§ GOAL: Beginning with the first line of the data below, extract each line up to and including the one containing "color_scale = alt.Scale(domain=series_names, range=colors)". Copy them exactly and add nothing.
begin RECORD EXTRACTS
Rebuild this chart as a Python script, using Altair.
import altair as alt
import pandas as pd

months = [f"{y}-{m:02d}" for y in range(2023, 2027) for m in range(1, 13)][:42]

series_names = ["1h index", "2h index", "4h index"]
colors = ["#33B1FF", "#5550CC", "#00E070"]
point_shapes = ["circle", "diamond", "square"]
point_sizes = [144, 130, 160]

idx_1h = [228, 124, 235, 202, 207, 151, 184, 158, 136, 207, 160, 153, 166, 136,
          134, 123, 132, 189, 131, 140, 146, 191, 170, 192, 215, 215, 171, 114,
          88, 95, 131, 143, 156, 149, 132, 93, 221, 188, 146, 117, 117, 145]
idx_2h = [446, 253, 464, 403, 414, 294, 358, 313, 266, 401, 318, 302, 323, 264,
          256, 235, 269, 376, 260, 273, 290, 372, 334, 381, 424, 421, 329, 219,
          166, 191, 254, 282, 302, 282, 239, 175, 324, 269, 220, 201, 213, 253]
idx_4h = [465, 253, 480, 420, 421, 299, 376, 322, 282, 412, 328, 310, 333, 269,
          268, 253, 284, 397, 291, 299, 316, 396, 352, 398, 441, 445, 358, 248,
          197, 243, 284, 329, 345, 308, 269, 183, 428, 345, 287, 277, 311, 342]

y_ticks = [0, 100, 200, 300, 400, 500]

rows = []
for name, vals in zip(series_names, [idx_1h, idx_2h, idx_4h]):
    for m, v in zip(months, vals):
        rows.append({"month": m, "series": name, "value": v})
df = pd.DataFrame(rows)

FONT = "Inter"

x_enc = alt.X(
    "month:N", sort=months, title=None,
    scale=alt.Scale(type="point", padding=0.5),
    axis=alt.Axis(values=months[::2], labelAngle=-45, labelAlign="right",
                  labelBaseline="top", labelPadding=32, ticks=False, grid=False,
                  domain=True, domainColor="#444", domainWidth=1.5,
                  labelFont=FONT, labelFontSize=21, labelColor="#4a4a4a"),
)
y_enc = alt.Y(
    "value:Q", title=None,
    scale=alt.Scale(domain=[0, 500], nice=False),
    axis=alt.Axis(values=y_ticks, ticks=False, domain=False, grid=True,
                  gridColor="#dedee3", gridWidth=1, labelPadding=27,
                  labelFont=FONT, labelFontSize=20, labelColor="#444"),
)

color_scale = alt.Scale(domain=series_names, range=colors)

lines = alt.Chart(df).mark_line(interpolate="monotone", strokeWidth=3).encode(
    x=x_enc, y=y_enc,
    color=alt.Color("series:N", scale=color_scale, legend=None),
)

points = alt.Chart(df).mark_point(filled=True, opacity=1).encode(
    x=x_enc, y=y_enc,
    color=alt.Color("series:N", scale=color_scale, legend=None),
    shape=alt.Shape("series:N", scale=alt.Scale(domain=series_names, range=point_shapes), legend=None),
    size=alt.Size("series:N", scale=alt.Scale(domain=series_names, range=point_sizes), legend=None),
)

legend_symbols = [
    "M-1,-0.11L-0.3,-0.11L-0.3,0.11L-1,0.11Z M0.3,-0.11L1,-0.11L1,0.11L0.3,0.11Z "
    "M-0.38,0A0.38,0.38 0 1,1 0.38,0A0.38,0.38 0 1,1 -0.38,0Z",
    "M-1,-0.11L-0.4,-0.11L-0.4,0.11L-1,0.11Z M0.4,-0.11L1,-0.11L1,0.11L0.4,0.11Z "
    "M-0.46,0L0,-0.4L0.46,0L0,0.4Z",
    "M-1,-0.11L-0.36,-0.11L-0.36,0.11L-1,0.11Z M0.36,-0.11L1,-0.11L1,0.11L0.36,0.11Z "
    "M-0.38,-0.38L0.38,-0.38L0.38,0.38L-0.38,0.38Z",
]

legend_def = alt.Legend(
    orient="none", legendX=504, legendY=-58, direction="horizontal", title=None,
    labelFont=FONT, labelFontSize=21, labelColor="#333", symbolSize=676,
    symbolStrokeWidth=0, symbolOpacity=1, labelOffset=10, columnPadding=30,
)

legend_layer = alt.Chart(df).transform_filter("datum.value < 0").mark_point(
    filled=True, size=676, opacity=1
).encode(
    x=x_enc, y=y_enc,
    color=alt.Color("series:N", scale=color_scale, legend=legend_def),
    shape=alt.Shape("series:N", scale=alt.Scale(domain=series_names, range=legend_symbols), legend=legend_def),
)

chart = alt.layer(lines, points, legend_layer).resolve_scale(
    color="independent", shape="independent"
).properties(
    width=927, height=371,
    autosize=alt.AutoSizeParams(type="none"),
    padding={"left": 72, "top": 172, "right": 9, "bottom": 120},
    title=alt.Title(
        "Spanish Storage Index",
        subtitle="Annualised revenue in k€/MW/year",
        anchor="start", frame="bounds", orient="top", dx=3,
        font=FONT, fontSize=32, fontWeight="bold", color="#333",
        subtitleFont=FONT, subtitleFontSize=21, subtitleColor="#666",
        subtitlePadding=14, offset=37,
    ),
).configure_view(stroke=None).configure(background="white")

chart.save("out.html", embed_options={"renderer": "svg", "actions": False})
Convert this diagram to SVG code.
end RECORD EXTRACTS
§ TASK RESULT:
Rebuild this chart as a Python script, using Altair.
import altair as alt
import pandas as pd

months = [f"{y}-{m:02d}" for y in range(2023, 2027) for m in range(1, 13)][:42]

series_names = ["1h index", "2h index", "4h index"]
colors = ["#33B1FF", "#5550CC", "#00E070"]
point_shapes = ["circle", "diamond", "square"]
point_sizes = [144, 130, 160]

idx_1h = [228, 124, 235, 202, 207, 151, 184, 158, 136, 207, 160, 153, 166, 136,
          134, 123, 132, 189, 131, 140, 146, 191, 170, 192, 215, 215, 171, 114,
          88, 95, 131, 143, 156, 149, 132, 93, 221, 188, 146, 117, 117, 145]
idx_2h = [446, 253, 464, 403, 414, 294, 358, 313, 266, 401, 318, 302, 323, 264,
          256, 235, 269, 376, 260, 273, 290, 372, 334, 381, 424, 421, 329, 219,
          166, 191, 254, 282, 302, 282, 239, 175, 324, 269, 220, 201, 213, 253]
idx_4h = [465, 253, 480, 420, 421, 299, 376, 322, 282, 412, 328, 310, 333, 269,
          268, 253, 284, 397, 291, 299, 316, 396, 352, 398, 441, 445, 358, 248,
          197, 243, 284, 329, 345, 308, 269, 183, 428, 345, 287, 277, 311, 342]

y_ticks = [0, 100, 200, 300, 400, 500]

rows = []
for name, vals in zip(series_names, [idx_1h, idx_2h, idx_4h]):
    for m, v in zip(months, vals):
        rows.append({"month": m, "series": name, "value": v})
df = pd.DataFrame(rows)

FONT = "Inter"

x_enc = alt.X(
    "month:N", sort=months, title=None,
    scale=alt.Scale(type="point", padding=0.5),
    axis=alt.Axis(values=months[::2], labelAngle=-45, labelAlign="right",
                  labelBaseline="top", labelPadding=32, ticks=False, grid=False,
                  domain=True, domainColor="#444", domainWidth=1.5,
                  labelFont=FONT, labelFontSize=21, labelColor="#4a4a4a"),
)
y_enc = alt.Y(
    "value:Q", title=None,
    scale=alt.Scale(domain=[0, 500], nice=False),
    axis=alt.Axis(values=y_ticks, ticks=False, domain=False, grid=True,
                  gridColor="#dedee3", gridWidth=1, labelPadding=27,
                  labelFont=FONT, labelFontSize=20, labelColor="#444"),
)

color_scale = alt.Scale(domain=series_names, range=colors)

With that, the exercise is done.